Lorsque la farine est cuite, on la brasse bien avec une cuillère en bois (aghenja), on la verse dans une assiette en bois (djwiya) et on la mélange à de l'huile (udi) chauffée au rouge de façon qu'elle donne au tout une couleur sombre. Si l'uccu d udi constitue le repas du matin pendant les jours d'Awessu, le kouskous est celui du midi, tandis qu'on soupe le soir de manière normale, sans respecter de règles particulières. Par sa valeur prophylactique et sa symbolique de l'abondance, l'uccu d udi est le repas rituel, le kouskous témoignant seulement de la solennité de la circonstance.

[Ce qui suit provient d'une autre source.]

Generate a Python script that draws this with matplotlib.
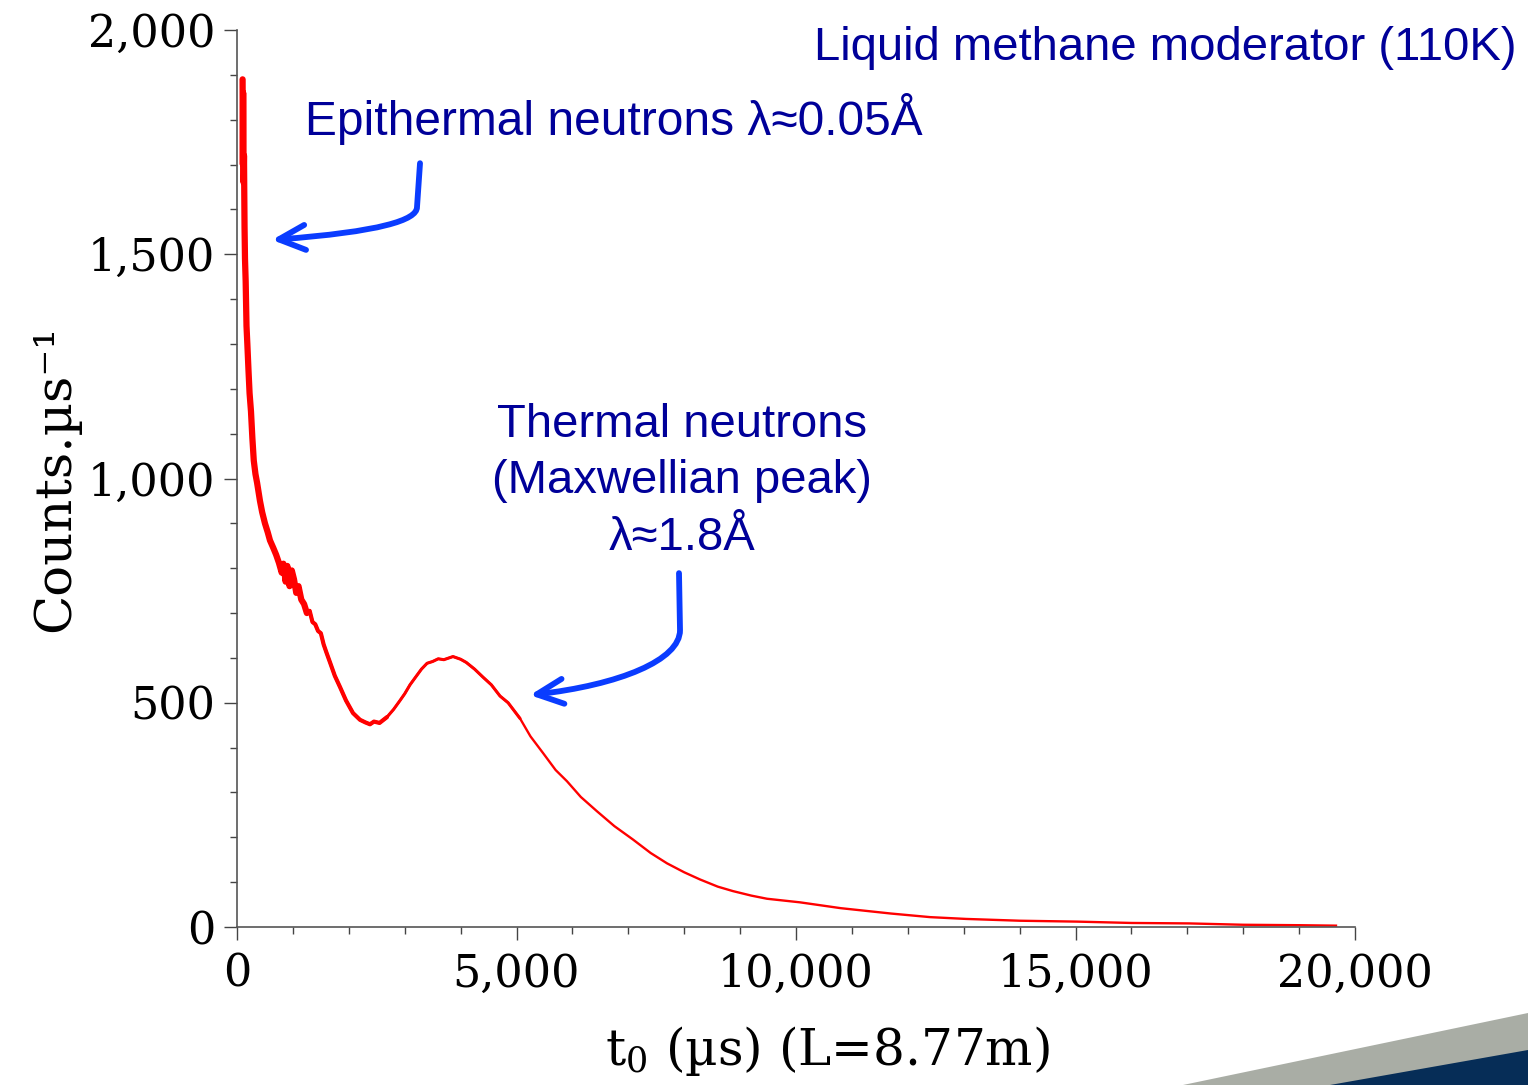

L'élément principal de la fête est évidemment la mer et c'est à elle que les Berbères de Zouara font remonter la plupart des pouvoirs extraordinaires du rite. La mer est en elle-même dépositaire de nombreuses vertus spéciales et dispensatrice d'influences favorables pour le corps, puisqu'elle protège des maladies et des djins qui craignent l'eau salée.

Mais elle devient particulièrement bienfaisante dans cette période où, en vertu de la baraka exceptionnelle d'Awessu, le corps et l'esprit se libèrent de tous les maux et reprennent leur équilibre. La tranquillité est assurée, les rhumatismes, les maux d'estomac, les maladies, les migraines et les étourdissements disparaissent.

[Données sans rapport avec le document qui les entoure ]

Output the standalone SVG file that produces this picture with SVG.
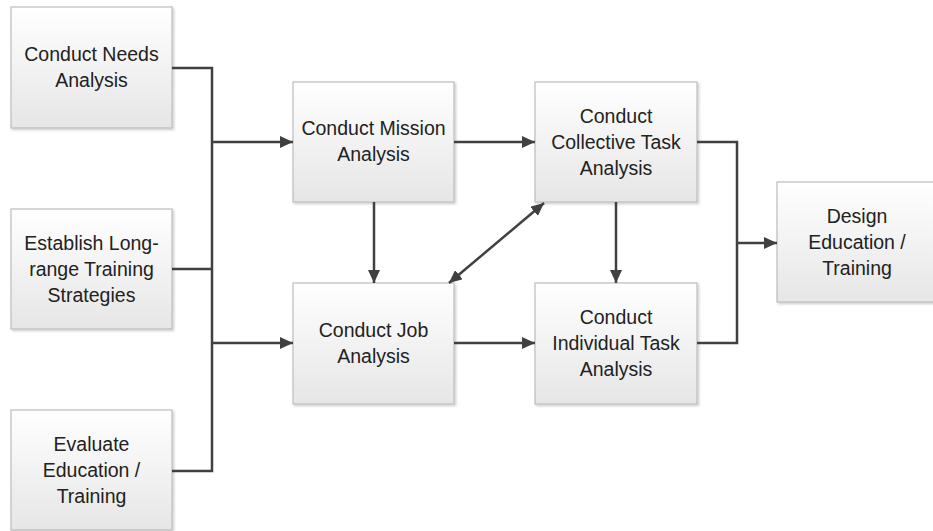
<svg xmlns="http://www.w3.org/2000/svg" width="933" height="531" viewBox="0 0 933 531">
<defs>
<linearGradient id="g" x1="0" y1="0" x2="0" y2="1">
<stop offset="0" stop-color="#ffffff"/>
<stop offset="1" stop-color="#e6e6e6"/>
</linearGradient>
<filter id="sh" x="-5%" y="-5%" width="115%" height="115%">
<feDropShadow dx="1.5" dy="1.5" stdDeviation="1" flood-color="#000" flood-opacity="0.2"/>
</filter>
<marker id="ah" markerUnits="userSpaceOnUse" markerWidth="14" markerHeight="12" refX="13" refY="6" orient="auto-start-reverse">
<path d="M0,0 L13,6 L0,12 Z" fill="#404040"/>
</marker>
</defs>
<style>
.box{fill:url(#g);stroke:#bdbdbd;stroke-width:1.2;filter:url(#sh)}
.t{font-family:"Liberation Sans",Arial,sans-serif;font-size:19.5px;fill:#222222;text-anchor:middle}
.c{fill:none;stroke:#404040;stroke-width:2.5}
.a{marker-end:url(#ah)}
</style>
<g id="needs"><rect class="box" x="11" y="7" width="161" height="121"/><text class="t" x="91.5" y="61">Conduct Needs</text><text class="t" x="91.5" y="87">Analysis</text></g>
<g id="establish"><rect class="box" x="11" y="209" width="161" height="120"/><text class="t" x="91.5" y="249.5">Establish Long-</text><text class="t" x="91.5" y="275.5">range Training</text><text class="t" x="91.5" y="301.5">Strategies</text></g>
<g id="evaluate"><rect class="box" x="11" y="410" width="161" height="120"/><text class="t" x="91.5" y="450.5">Evaluate</text><text class="t" x="91.5" y="476.5">Education /</text><text class="t" x="91.5" y="502.5">Training</text></g>
<g id="mission"><rect class="box" x="293" y="82" width="161" height="120"/><text class="t" x="373.5" y="135">Conduct Mission</text><text class="t" x="373.5" y="161">Analysis</text></g>
<g id="collective"><rect class="box" x="535" y="82" width="162" height="120"/><text class="t" x="616" y="122.5">Conduct</text><text class="t" x="616" y="148.5">Collective Task</text><text class="t" x="616" y="174.5">Analysis</text></g>
<g id="job"><rect class="box" x="293" y="283" width="161" height="121"/><text class="t" x="373.5" y="337">Conduct Job</text><text class="t" x="373.5" y="363">Analysis</text></g>
<g id="individual"><rect class="box" x="535" y="283" width="162" height="121"/><text class="t" x="616" y="324">Conduct</text><text class="t" x="616" y="350">Individual Task</text><text class="t" x="616" y="376">Analysis</text></g>
<g id="design"><rect class="box" x="777" y="182" width="160" height="120"/><text class="t" x="857" y="222.5">Design</text><text class="t" x="857" y="248.5">Education /</text><text class="t" x="857" y="274.5">Training</text></g>
<g id="connectors">
<path class="c" d="M172,68 H212 V471 H172"/>
<path class="c" d="M172,269 H212"/>
<path class="c a" d="M212,142 H293"/>
<path class="c a" d="M212,343 H293"/>
<path class="c a" d="M454,142 H535"/>
<path class="c a" d="M454,343 H535"/>
<path class="c a" d="M374,202 V283"/>
<path class="c a" d="M616,202 V283"/>
<path class="c a" d="M449,283 L544,203" style="marker-start:url(#ah)"/>
<path class="c" d="M697,142 H737 V343 H697"/>
<path class="c a" d="M737,243 H777"/>
</g>
</svg>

Dans la conscience populaire, c'est l'antidote de toute affection physique et spirituelle. Il assure la santé et le bonheur pendant une année entière, apporte un remède contre la stérilité féminine, donne la virilité aux hommes et reste la pratique la plus efficace pour assurer le mariage des jeunes filles, même si elles attendent depuis longtemps.

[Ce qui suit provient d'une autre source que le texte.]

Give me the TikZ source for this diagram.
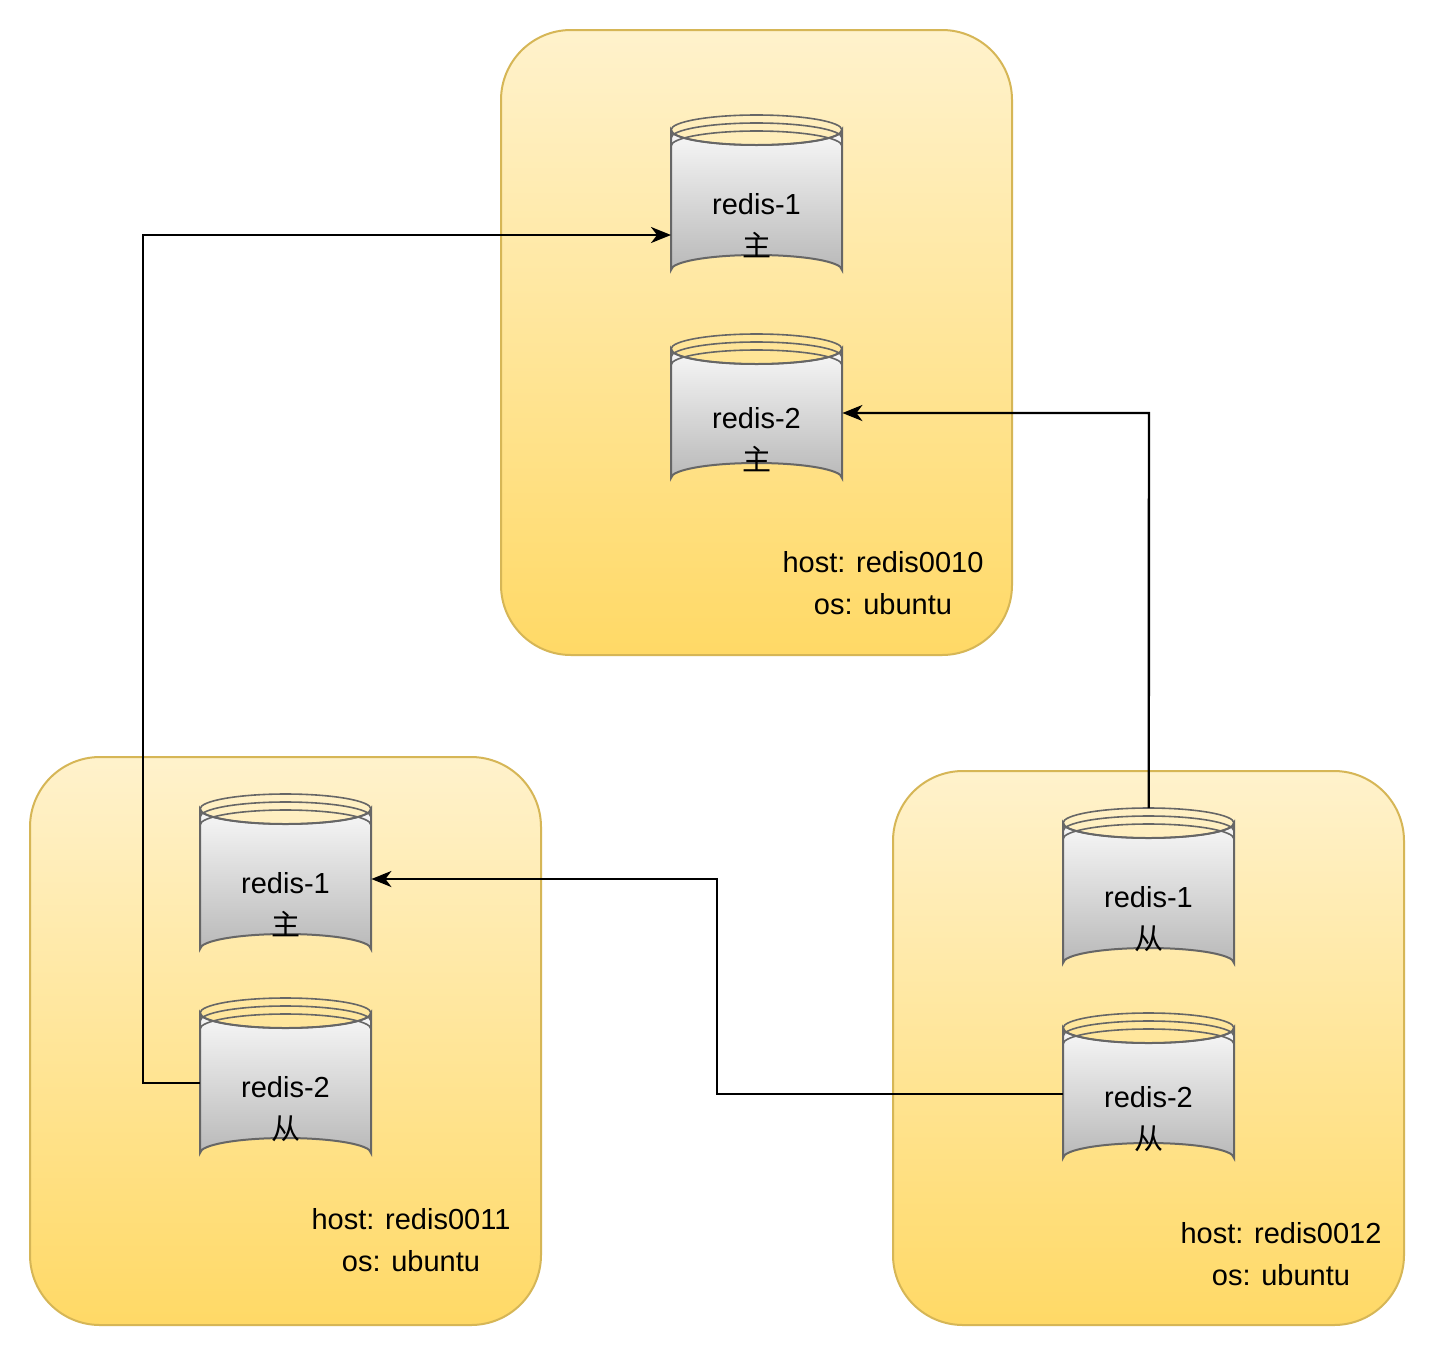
\documentclass[tikz,border=0pt]{standalone}
\usepackage{fontspec}
\setmainfont{Liberation Sans}
\newfontfamily\cjk{Noto Sans CJK SC}
\usetikzlibrary{arrows.meta}
\definecolor{boxb}{HTML}{D6B656}
\definecolor{boxt}{HTML}{FFF2CC}
\definecolor{boxbot}{HTML}{FFD966}
\definecolor{cylb}{HTML}{666666}
\tikzset{
  host/.style={draw=boxb,line width=2pt,rounded corners=70pt,top color=boxt,bottom color=boxbot},
  cylshape/.style={draw=cylb,line width=2pt,top color=gray!6,bottom color=gray!55},
  cylline/.style={draw=cylb,line width=1.6pt},
  lbl/.style={font=\fontsize{29}{42}\selectfont,align=center,inner sep=0},
  conn/.style={line width=2.4pt,-{Stealth[length=20pt,width=16pt,inset=6pt]}}
}
% name, x, y(top), h, line1, line2
\newcommand\rcyl[6]{%
  \path[cylshape] (#2,#3+15) -- (#2,#3+#4-15) arc[start angle=180,end angle=360,x radius=85.5,y radius=15]
     -- (#2+171,#3+15) arc[start angle=0,end angle=180,x radius=85.5,y radius=15] -- cycle;
  \draw[cylline] (#2+85.5,#3+15) ellipse[x radius=85.5,y radius=15];
  \draw[cylline] (#2,#3+23) arc[start angle=180,end angle=360,x radius=85.5,y radius=15];
  \draw[cylline] (#2,#3+31) arc[start angle=180,end angle=360,x radius=85.5,y radius=15];
  \node[inner sep=0,minimum width=171pt,minimum height=#4pt,anchor=north west] (#1) at (#2,#3) {};
  \node[lbl] at (#2+85.5,#3+#4/2+26) {#5\\{\cjk #6}};
}
\begin{document}
\begin{tikzpicture}[x=1pt,y=-1pt]
\useasboundingbox (0,0) rectangle (1440,1358);
\fill[white] (0,0) rectangle (1440,1358);
\path[host] (501,30) rectangle (1012,655);
\path[host] (30,757) rectangle (541,1325);
\path[host] (893,771) rectangle (1404,1325);
\rcyl{a1}{671}{115}{170}{redis-1}{主}
\rcyl{a2}{671}{334}{159}{redis-2}{主}
\rcyl{b1}{200}{794}{170}{redis-1}{主}
\rcyl{b2}{200}{998}{170}{redis-2}{从}
\rcyl{c1}{1063}{808}{170}{redis-1}{从}
\rcyl{c2}{1063}{1013}{160}{redis-2}{从}
\node[lbl] (h0) at (883,583) {host: redis0010\\os: ubuntu};
\node[lbl] (h1) at (411,1240) {host: redis0011\\os: ubuntu};
\node[lbl] (h2) at (1281,1254) {host: redis0012\\os: ubuntu};
\coordinate (p1) at (143,1083);
\coordinate (p2) at (143,235);
\draw[conn] (b2.west |- p1) -- (p1) -- (p2) -- (a1.west |- p2);
\coordinate (q1) at (1149,413);
\draw[conn] (c1.north) -- (q1) -- (a2.east |- q1);
\coordinate (r1) at (717,1094);
\coordinate (r2) at (717,879);
\draw[conn] (c2.west |- r1) -- (r1) -- (r2) -- (b1.east |- r2);
\end{tikzpicture}
\end{document}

Fêter l'Awessu est le meilleur moyen pour éloigner la sécheresse et ses dangereuses conséquences, réconforter la nature à proximité de la canicule et obtenir des moissons abondantes.

Certains savants considèrent l'Awessu comme un dérivé de l'Ansra, fête du solstice d'été célébrée au Maghreb avec les rites du feu et de l'eau, mais il nous semble tout à fait distinct et plus ancien, compte tenu de son caractère extrêmement simple. Comme les Berbères de Zouara sont des Ibadhites, les Arabes sunnites condamnent l'Awessu en raison de ses aspects païens.

Ils en parlent comme des «nuits du péché» ou des «nuits de l'erreur» à cause des bains collectifs nocturnes, de la promiscuité et d'actions licencieuses qui seraient prévues ou du moins tolérées par le cérémonial du rite.

Les Berbères de Zouara soutiennent au contraire que les familles se baignent isolément malgré le caractère collectif de la cérémonie et en respectant la morale. Parler de «nuits d'erreur» reste une accusation outrageante et injustifiée car il n'y a rien d'obscène ou de licencieux dans cette fête.

Il n'est cependant pas impossible que l'Awessu ait eu dans le passé un caractère contraire à la morale, cela ne serait pas extraordinaire de pratiques magiques et prouverait seulement l'origine très ancienne du rite.

C'est un aspect commun à d'autres cérémonies et rites agraires païens où l'acte sexuel constituait le moment fondamental du rapport magique et analogique entre la fécondité de la femme et celle de la terre.

Luigi SERRA | LE MATIN
 
article très intéressant!
j'ai constaté une confusion:
AWUSSU ou AWESSU?
au début, c'est Awussu puis c'est^passé à Awessu; alors dites-nous quelle est la forme exacte!
 
Nugelda a écrit :
article très intéressant!
j'ai constaté une confusion:
AWUSSU ou AWESSU?
au début, c'est Awussu puis c'est^passé à Awessu; alors dites-nous quelle est la forme exacte!

Je ne sais pas du tout....
Peut-etre qu' awessu est la forme d'inclusion?